The sovereigns next attacked the position of the nobles, whose mutual feuds rendered them a comparatively easy foe to rulers who had proved their strength of government. The royal domains, which had been alienated during the previous reign, were restored to the sovereign, and many of the most abused privileges of the nobility were curtailed.
One by one the Grand Masterships of the Crusading Orders were centred in the person of the Crown, the Pope acquiescing and granting investiture. The Church was stripped of some of its superfluous wealth, and the civil powers of the higher ecclesiastics were abolished or curtailed. In the end it may be said that the Spanish clergy were made almost as subservient to the sovereign as were those of France.
The pacification and consolidation of Castile was followed by the conquest of Granada. The Holy Brotherhood served the purpose of a standing army, internal feuds among the Moors aided the Christians, and after a protracted struggle (1481–1492) the city of Granada was taken, and the Moorish rule in the Peninsula ceased. All Spain, save Portugal and Navarre (seized by Ferdinand in 1512), was thus united under Ferdinand and Isabella, the Catholic Sovereigns as they came to be called, and the civil unity increased the desire for religious uniformity. The Jews in Spain were numerous, wealthy, and influential. They had intermarried with many noble families, and almost controlled the finance of the country. It was resolved to compel them to become Christians, by force if necessary. In 1478 a Bull was obtained from Pope Sixtus iv. establishing the Inquisition in Spain, it being provided that the inquisitors were to be appointed by the sovereign. The Holy Office in this way became an instrument for establishing a civil despotism, as well as a means for repressing heresy. It did its work with a ruthless severity hitherto unexampled. Sixtus himself and some of his successors, moved by repeated complaints, endeavoured to restrain its savage energy; but the Inquisition was too useful an instrument in the hands of a despotic sovereign, and the Popes were forced to allow its proceedings, and to refuse all appeals to Rome against its sentences. It was put in use against the Moorish subjects of the Catholic kings, notwithstanding the terms of the capitulation of Granada, which provided for the exercise of civil and religious liberty. The result was that, in spite of fierce rebellions, all the Moors, save small groups of families under the special protection of the Crown, had become nominal Christians by 1502, although almost a century had to pass before the Inquisition had rooted out the last traces of the Moslem faith in the Spanish Peninsula.

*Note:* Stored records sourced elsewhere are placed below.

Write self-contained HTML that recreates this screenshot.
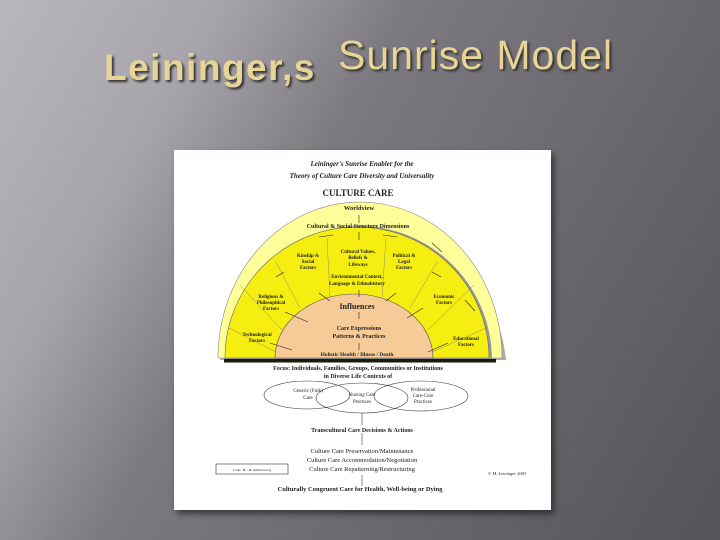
<!DOCTYPE html>
<html><head><style>
html,body{margin:0;padding:0;width:720px;height:540px;overflow:hidden}
body{background:linear-gradient(120deg,#b9b7bd 0%,#a6a4aa 22%,#7c7a80 40%,#68666c 70%,#555358 100%);position:relative;font-family:"Liberation Sans",sans-serif}
.t1{position:absolute;left:104px;top:47px;font-size:37px;font-weight:bold;color:#e6d596;text-shadow:2px 2px 2px #333;letter-spacing:1.5px}
.t2{position:absolute;left:338px;top:32px;font-size:41px;color:#e6d596;text-shadow:2px 2px 2px #333;letter-spacing:1px}
.img{position:absolute;left:174px;top:150px;width:377px;height:360px;background:#fff;box-shadow:3px 4px 6px rgba(0,0,0,.5)}
svg{position:absolute;left:0;top:0}
</style></head><body>
<div class="t1">Leininger,s</div>
<div class="t2">Sunrise Model</div>
<div class="img"></div>
<svg width="720" height="540" font-family="Liberation Serif,serif" font-weight="bold" font-size="6" text-anchor="middle" fill="#222">
<text x="362" y="166" font-style="italic" font-size="7">Leininger's Sunrise Enabler for the</text>
<text x="362" y="178" font-style="italic" font-size="7">Theory of Culture Care Diversity and Universality</text>
<text x="358" y="196" font-size="9">CULTURE CARE</text>
<path d="M220 360 A144 159 0 0 1 506 360 Z" fill="#aaa"/>
<path d="M218 358 A142 156 0 0 1 502 358 Z" fill="#ffff99" stroke="#888" stroke-width="0.6"/>
<path d="M226 360 A133 134 0 0 1 492 360 Z" fill="#999"/>
<path d="M225 358 A132 131 0 0 1 489 358 Z" fill="#f5ee10" stroke="#666" stroke-width="0.6"/>
<path d="M275 358 A79 64 0 0 1 433 358 Z" fill="#f7cb98" stroke="#555" stroke-width="0.6"/>
<rect x="224" y="359" width="272" height="3.5" fill="#1a1a0a"/>
<g stroke="#777" stroke-width="0.4">
<line x1="276" y1="352" x2="229" y2="328"/><line x1="282" y1="330" x2="240" y2="285"/>
<line x1="300" y1="308" x2="276" y2="262"/><line x1="330" y1="297" x2="327" y2="238"/>
<line x1="382" y1="297" x2="386" y2="238"/><line x1="410" y1="308" x2="437" y2="262"/>
<line x1="428" y1="330" x2="474" y2="285"/><line x1="432" y1="352" x2="486" y2="328"/>
</g>
<g stroke="#222" stroke-width="0.6">
<line x1="359" y1="215" x2="359" y2="223"/><line x1="359" y1="232" x2="359" y2="240"/>
<line x1="359" y1="290" x2="359" y2="297"/><line x1="359" y1="312" x2="359" y2="319"/>
<line x1="359" y1="343" x2="359" y2="350"/>
<line x1="319" y1="237" x2="333" y2="235"/><line x1="383" y1="235" x2="397" y2="237"/>
<line x1="276" y1="277" x2="284" y2="272"/><line x1="432" y1="272" x2="441" y2="277"/>
<line x1="319" y1="293" x2="330" y2="301"/><line x1="386" y1="301" x2="396" y2="293"/>
<line x1="285" y1="312" x2="308" y2="322"/><line x1="407" y1="318" x2="423" y2="308"/>
<line x1="270" y1="343" x2="292" y2="350"/><line x1="428" y1="352" x2="448" y2="343"/>
<line x1="465" y1="300" x2="475" y2="311"/><line x1="432" y1="243" x2="442" y2="252"/>
</g>
<text x="359" y="210" font-size="6.5">Worldview</text>
<text x="358" y="228">Cultural &amp; Social Structure Dimensions</text>
<text x="308" y="257" font-size="5">Kinship &amp;</text><text x="308" y="263" font-size="5">Social</text><text x="308" y="269" font-size="5">Factors</text>
<text x="358" y="253" font-size="5">Cultural Values,</text><text x="358" y="259" font-size="5">Beliefs &amp;</text><text x="358" y="266" font-size="5">Lifeways</text>
<text x="404" y="257" font-size="5">Political &amp;</text><text x="404" y="263" font-size="5">Legal</text><text x="404" y="269" font-size="5">Factors</text>
<text x="357" y="278" font-size="5">Environmental Context,</text><text x="357" y="285" font-size="5">Language &amp; Ethnohistory</text>
<text x="271" y="298" font-size="5">Religious &amp;</text><text x="271" y="304" font-size="5">Philosophical</text><text x="271" y="310" font-size="5">Factors</text>
<text x="444" y="298" font-size="5">Economic</text><text x="444" y="304" font-size="5">Factors</text>
<text x="357" y="309" font-size="8">Influences</text>
<text x="359" y="330" font-size="6">Care Expressions</text><text x="359" y="338" font-size="6">Patterns &amp; Practices</text>
<text x="257" y="336" font-size="5">Technological</text><text x="257" y="342" font-size="5">Factors</text>
<text x="466" y="340" font-size="5">Educational</text><text x="466" y="346" font-size="5">Factors</text>
<text x="357" y="356" font-size="5.5">Holistic Health / Illness / Death</text>
<text x="358" y="370" font-size="6">Focus: Individuals, Families, Groups, Communities or Institutions</text>
<text x="358" y="378" font-size="6">in Diverse Life Contexts of</text>
<g fill="none" stroke="#333" stroke-width="0.6">
<ellipse cx="307" cy="395" rx="43" ry="14"/><ellipse cx="362" cy="398" rx="46" ry="15"/><ellipse cx="421" cy="396" rx="47" ry="15"/>
<line x1="362" y1="413" x2="362" y2="425"/><line x1="362" y1="433" x2="362" y2="445"/><line x1="362" y1="475" x2="362" y2="486"/>
<rect x="216" y="464" width="72" height="10"/>
</g>
<g font-weight="normal" font-size="5">
<text x="308" y="392">Generic (Folk)</text><text x="308" y="399">Care</text>
<text x="362" y="396">Nursing Care</text><text x="362" y="403">Practices</text>
<text x="423" y="391">Professional</text><text x="423" y="397">Care-Cure</text><text x="423" y="403">Practices</text>
<text x="252" y="471" font-size="3.5">Code: ◄—► (Influencers)</text>
</g>
<text x="362" y="432" font-size="6">Transcultural Care Decisions &amp; Actions</text>
<g font-weight="normal" font-size="6.5">
<text x="362" y="453">Culture Care Preservation/Maintenance</text>
<text x="362" y="462">Culture Care Accommodation/Negotiation</text>
<text x="362" y="471">Culture Care Repatterning/Restructuring</text>
</g>
<text x="507" y="475" font-weight="normal" font-style="italic" font-size="4.5">© M. Leininger 2003</text>
<text x="360" y="491" font-size="6.5">Culturally Congruent Care for Health, Well-being or Dying</text>
</svg>
</body></html>
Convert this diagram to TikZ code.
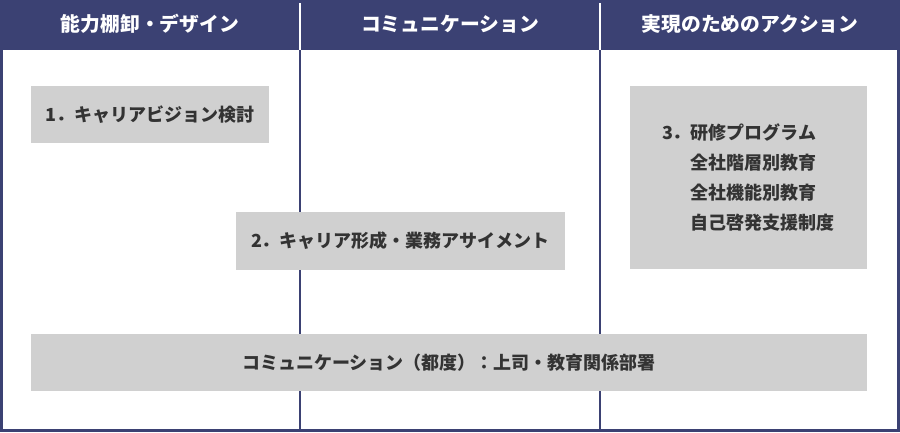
\documentclass[tikz,border=0pt]{standalone}
\usepackage{fontspec}
\setmainfont{Noto Sans CJK JP}
\definecolor{navy}{HTML}{3B4173}
\definecolor{boxgray}{HTML}{D0D0D0}
\definecolor{txt}{HTML}{333333}
\begin{document}
\begin{tikzpicture}[x=1pt,y=-1pt,
  head/.style={text=white,font=\fontsize{19.8}{22}\selectfont\bfseries},
  gbox/.style={fill=boxgray,draw=none,inner sep=0pt,text=txt,font=\fontsize{18}{30}\selectfont\bfseries},
  coll/.style={draw=navy,line width=2pt},
  hsep/.style={draw=white,line width=2pt}]
\useasboundingbox (0,0) rectangle (900,432);
\fill[white] (0,0) rectangle (900,432);
\fill[navy] (0,0) rectangle (900,50);
\coordinate (h1t) at (300,0); \coordinate (h1b) at (300,50);
\coordinate (h2t) at (600,0); \coordinate (h2b) at (600,50);
\coordinate (c1b) at (300,430); \coordinate (c2b) at (600,430);
\draw[hsep] (h1t) -- (h1b);
\draw[hsep] (h2t) -- (h2b);
\draw[coll] (h1b) -- (c1b);
\draw[coll] (h2b) -- (c2b);
\draw[navy,line width=3pt] (1.5,1.5) rectangle (898.5,430.5);
\node[head] (t1) at (150,24) {能力棚卸・デザイン};
\node[head] (t2) at (450,24) {コミュニケーション};
\node[head] (t3) at (750,24) {実現のためのアクション};
\node[gbox,minimum width=238pt,minimum height=57pt] (b1) at (150,114.5) {1．キャリアビジョン検討};
\node[gbox,minimum width=329pt,minimum height=58pt] (b2) at (400.5,241) {2．キャリア形成・業務アサイメント};
\node[gbox,minimum width=237pt,minimum height=183pt,align=left] (b3) at (748.5,177.5) {3．研修プログラム\\\phantom{3．}全社階層別教育\\\phantom{3．}全社機能別教育\\\phantom{3．}自己啓発支援制度};
\node[gbox,minimum width=836pt,minimum height=57pt] (b4) at (449,362.5) {コミュニケーション（都度）：上司・教育関係部署};
\end{tikzpicture}
\end{document}
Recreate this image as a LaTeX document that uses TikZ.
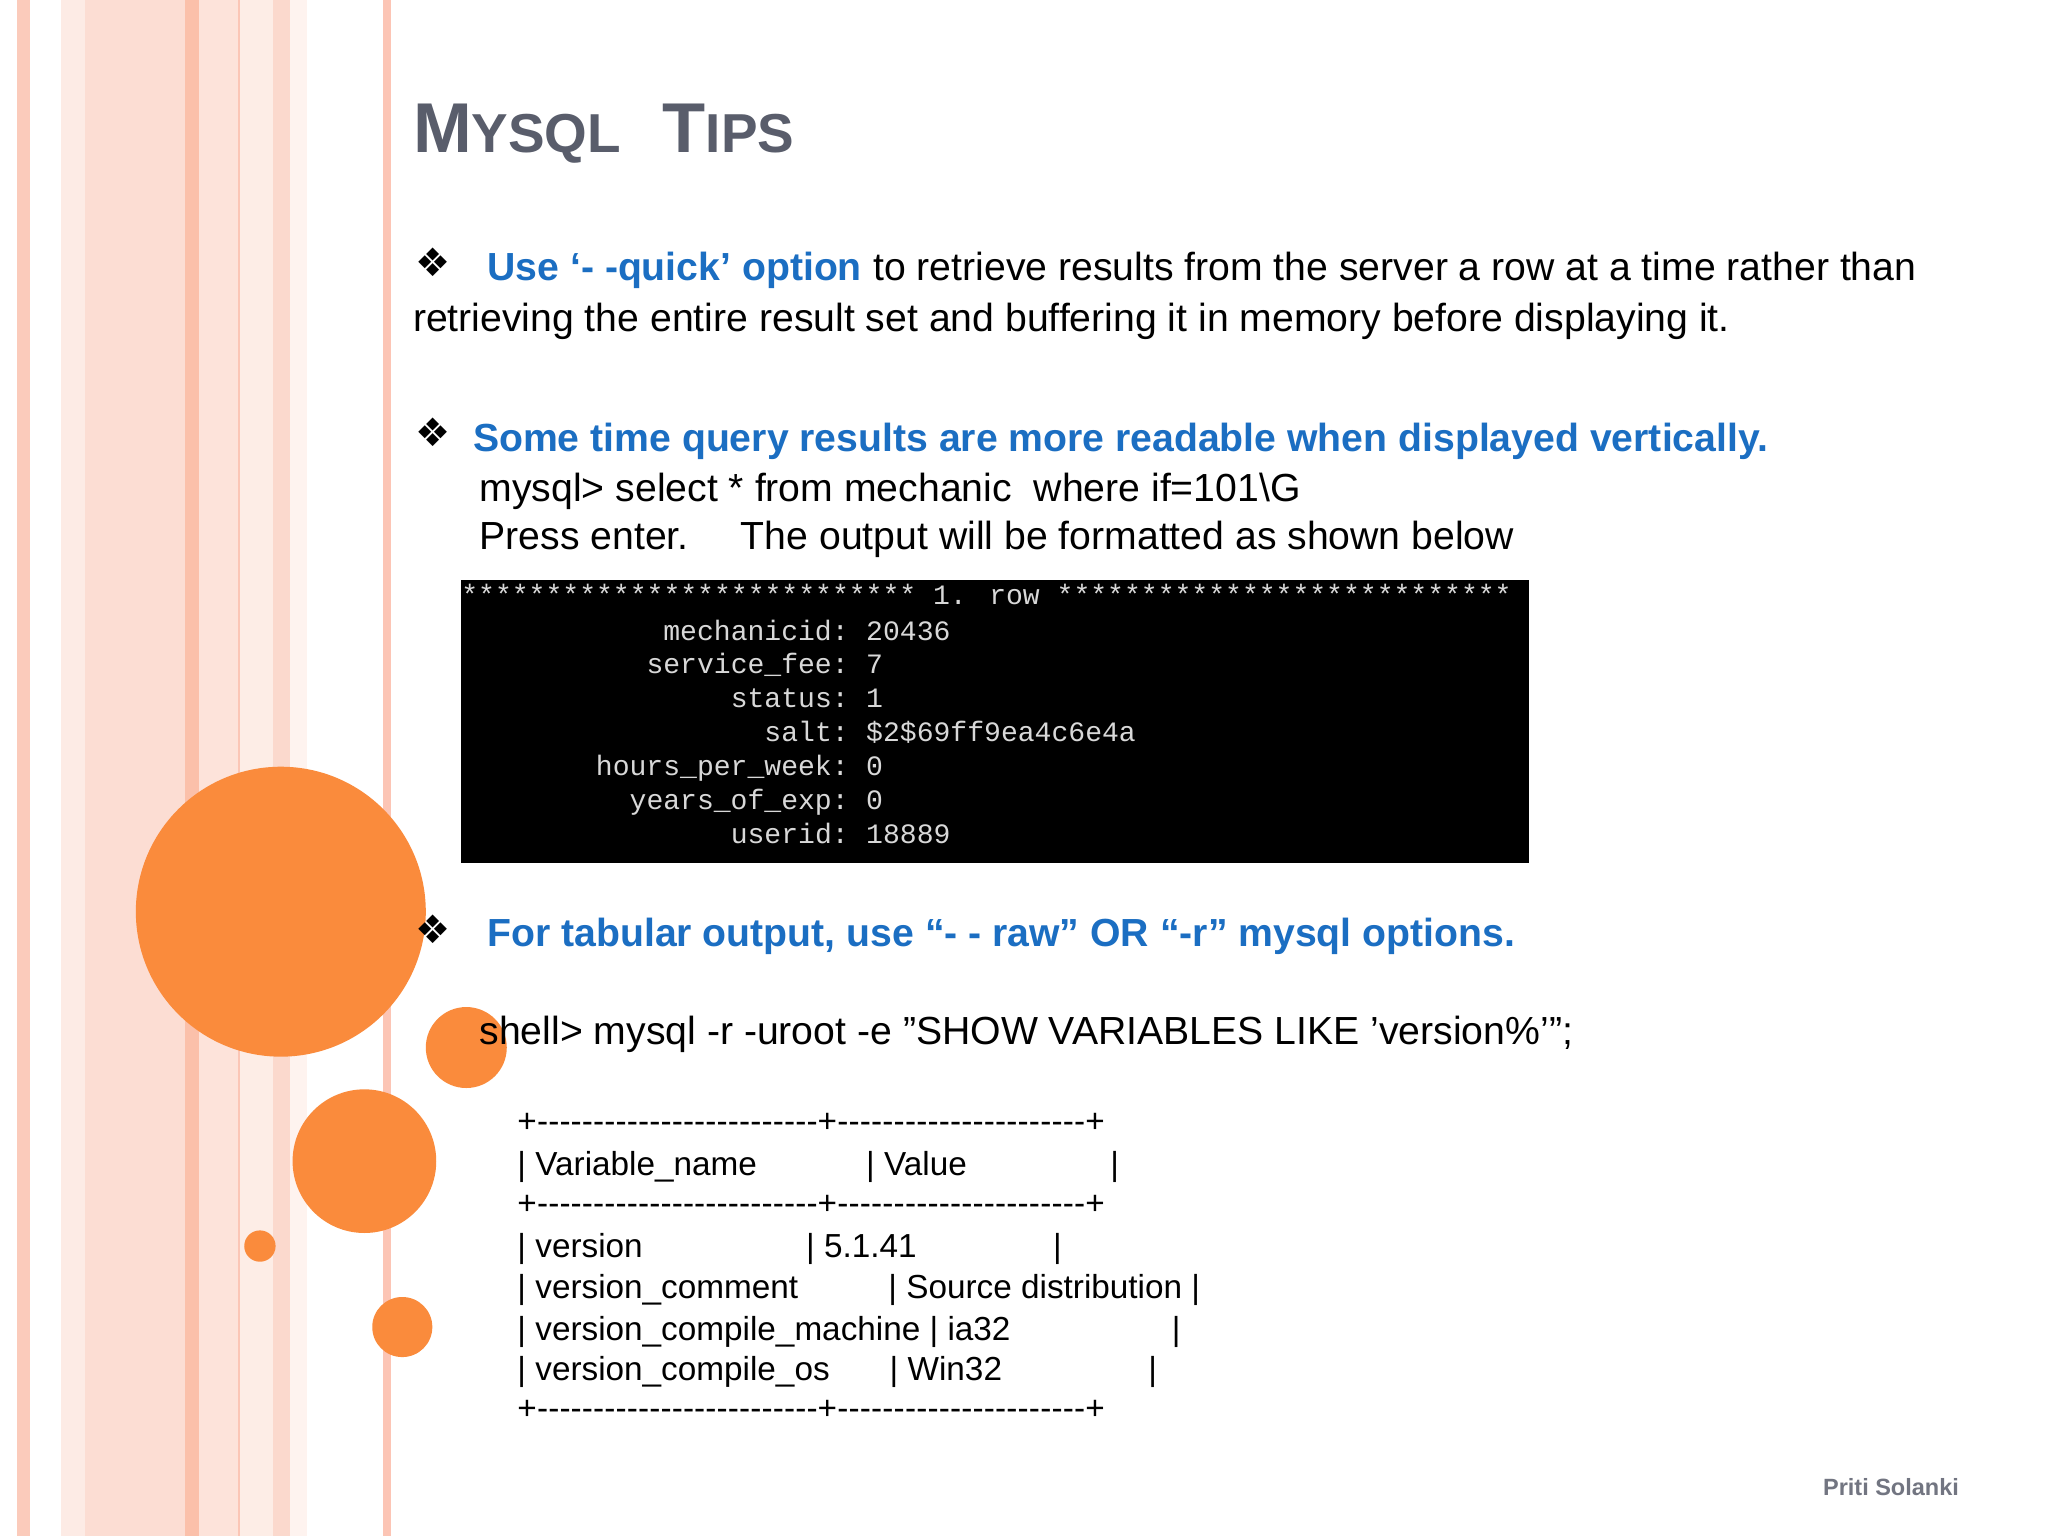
\documentclass[tikz,border=0pt]{standalone}
\usepackage{fontspec}
\setmainfont{Liberation Sans}
\newfontfamily\djfont{DejaVu Sans}
\newfontfamily\monofnt{Liberation Mono}
\definecolor{blu}{HTML}{1B6EC2}
\definecolor{tit}{HTML}{595D6B}
\definecolor{org}{HTML}{FA8B3C}
\definecolor{term}{HTML}{D8D8D8}
\definecolor{sa}{HTML}{FBCBBB}
\definecolor{sb}{HTML}{FDEBE5}
\definecolor{sc}{HTML}{FCDDD3}
\definecolor{sd}{HTML}{FBC0AA}
\definecolor{se}{HTML}{FDE3DA}
\definecolor{sf}{HTML}{FBC6B6}
\definecolor{sg}{HTML}{FDEDE6}
\definecolor{sh}{HTML}{FBD9CD}
\definecolor{si}{HTML}{FEF3EF}
\definecolor{sj}{HTML}{FCC5B5}
\tikzset{
 body/.style={anchor=base west,inner sep=0,font=\fontsize{30}{34}\selectfont},
 bl/.style={body,text=blu,font=\fontsize{30}{34}\selectfont\bfseries},
 bul/.style={anchor=base west,inner sep=0,font=\djfont\fontsize{30}{34}\selectfont},
 tm/.style={inner sep=0,text=term,font=\monofnt\fontsize{21.5}{24}\selectfont},
 tb/.style={anchor=base west,inner sep=0,font=\fontsize{25.5}{30}\selectfont},
 circ/.style={fill=org}
}
\newcommand{\dashrow}[1]{\makebox[#1]{\xleaders\hbox{-}\hfill}}
\begin{document}
\begin{tikzpicture}[x=1pt,y=-1pt]
\useasboundingbox (0,0) rectangle (1568,1176);
\fill[white] (0,0) rectangle (1568,1176);
% stripes
\fill[sa] (13,0) rectangle (23,1176);
\fill[sb] (47,0) rectangle (65,1176);
\fill[sc] (65,0) rectangle (142,1176);
\fill[sd] (142,0) rectangle (152,1176);
\fill[se] (152,0) rectangle (182,1176);
\fill[sf] (182,0) rectangle (184,1176);
\fill[sg] (184,0) rectangle (209,1176);
\fill[sh] (209,0) rectangle (222,1176);
\fill[si] (222,0) rectangle (235,1176);
\fill[sj] (293,0) rectangle (299,1176);
% circles
\fill[circ] (215,698) circle (111);
\fill[circ] (357,802) circle (31);
\fill[circ] (279,889) circle (55);
\fill[circ] (199,954) circle (12);
\fill[circ] (308,1016) circle (23);
% title
\node[anchor=base west,inner sep=0,text=tit,font=\fontsize{54}{60}\selectfont\bfseries] (title) at (316,117) {M{\fontsize{42}{44}\selectfont YSQL}\hspace{32pt}T{\fontsize{42}{44}\selectfont IPS}};
% bullet 1
\node[bul] (b1) at (318,212) {❖};
\node[bl] (t1a) at (373,215) {Use ‘- -quick’ option};
\node[body] (t1b) at (t1a.base east) {\ to retrieve results from the server a row at a time rather than};
\node[body] (t1c) at (316,254) {retrieving the entire result set and buffering it in memory before displaying it.};
% bullet 2
\node[bul] (b2) at (318,342) {❖};
\node[bl] (t2) at (362,346) {Some time query results are more readable when displayed vertically.};
\node[body] (t3) at (367,384) {mysql> select * from mechanic\ \ where if=101\textbackslash G};
\node[body] (t4) at (367,421) {Press enter.\hspace{40pt}The output will be formatted as shown below};
% terminal
\fill[black] (353,444) rectangle (1171,661);
\node[tm,anchor=base west] (hd) at (353,463) {*************************** 1. row ***************************};
\foreach \n/\k/\v/\y in {a/mechanicid/20436/490, b/service\_fee/7/516, c/status/1/542, d/salt/\$2\$69ff9ea4c6e4a/568, e/hours\_per\_week/0/594, f/years\_of\_exp/0/620, g/userid/18889/646}{
 \node[tm,anchor=base east] (k\n) at (650,\y) {\k:};
 \node[tm,anchor=base west] (v\n) at (663,\y) {\v};
}
% bullet 3
\node[bul] (b3) at (318,722) {❖};
\node[bl] (t5) at (373,725) {For tabular output, use “- - raw” OR “-r” mysql options.};
\node[body] (t6) at (367,800) {shell> mysql -r -uroot -e \symbol{34}SHOW VARIABLES LIKE \symbol{39}version\%\symbol{39}\symbol{34};};
% table
\foreach \y/\n in {867/s1,930/s2,1087/s3}{
 \node[tb] (\n) at (396,\y) {+\dashrow{215pt}+\dashrow{190pt}+};
}
\node[tb] (r1a) at (396,900) {| Variable\_name};
\node[tb] (r1b) at (663,900) {| Value};
\node[tb] (r1c) at (850,900) {|};
\node[tb] (r2a) at (396,963) {| version};
\node[tb] (r2b) at (617,963) {| 5.1.41};
\node[tb] (r2c) at (806,963) {|};
\node[tb] (r3a) at (396,994) {| version\_comment};
\node[tb] (r3b) at (680,994) {| Source distribution |};
\node[tb] (r4a) at (396,1026) {| version\_compile\_machine | ia32};
\node[tb] (r4c) at (897,1026) {|};
\node[tb] (r5a) at (396,1057) {| version\_compile\_os};
\node[tb] (r5b) at (681,1057) {| Win32};
\node[tb] (r5c) at (879,1057) {|};
% footer
\node[anchor=base east,inner sep=0,text=tit!85,font=\fontsize{18}{20}\selectfont\bfseries] (ft) at (1500,1145) {Priti Solanki};
\end{tikzpicture}
\end{document}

The death of Isabella in 1504 roughly dates a formidable rising against this process of repression and consolidation. The severities of the Inquisition, the insistence of Ferdinand to govern personally the lands of his deceased wife, and many local causes led to widespread conspiracies and revolts against his rule. The years between 1504 and 1522 were a period of revolutions and of lawlessness which was ended when Charles v., the grandson of Ferdinand and Isabella, overcame all resistance and inaugurated a reign of personal despotism which long distinguished the kingdom of Spain. Spanish troubles had something to do with preventing Charles from putting into execution in Germany, as he wished to do, the ban issued at Worms against Martin Luther.